Re: Wiring a home network? Do you have the HDHomerun or are you planning to get it? I have it and it's pretty meh.
Re: Wiring a home network? No. I actually wasn't going to get TV at all... but when I went to pick up a modem they offered 50 channels + HBO for $10/mo for 24 months. HDHomerun seems like a good way to offset the high equipment rental fees, I think I can be content with meh.
Re: Wiring a home network? By meh I mean the idea is great and the results can be great but it took effort. Not everything seem to handle the stream and decoding equally. The app for the PC and Windows Media Center work the best. My PS3 had bad stuttering. Tablets and phones did okay in SD but HD usually stuttered but not always. I resolved my Android stutter by using one app to decode and another to play TV. Stutter gets worse over time and the box has to be rebooted to get back to initial quality. I'd have to reboot about every other day. Beware this offer. It sounds like the same one I tried where they stream the TV over the net. The quality was really bad. Like worse than SD. That was my experience anyway.

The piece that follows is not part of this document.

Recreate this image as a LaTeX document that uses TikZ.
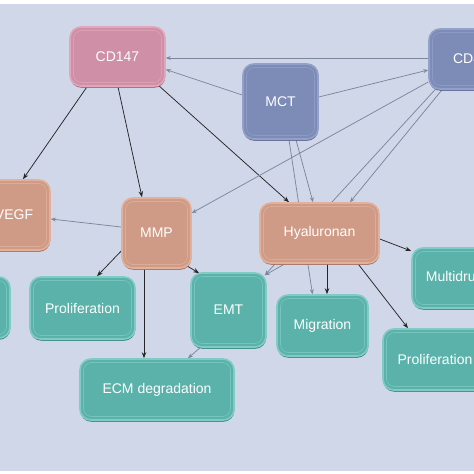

Re: Wiring a home network? There's no such thing as uncompressed Blu-ray when it comes to the video. It's already compressed on the disc. The iTunes format does have higher compression, but most people aren't going to be able to tell the difference unless they're using 60+ inch screens and sit a few feet away. If you've ever seen online comparisons regarding Blu-ray and iTunes compression, they always have to use extreme zooms to get even slight differences to become apparent to the naked eye. The so-called "uncompressed" BR rips are really just for the audio to be uncompressed.
Re: Wiring a home network? Crap. I never got clarification. Hadn't really considered streaming delivery as a possible option. If that is the case I will probably not bother with cable TV features. I did see the comparisons, and truthfully couldn't see a difference even in extreme blow ups. But I am shooting for ~140" projector and cover all bases.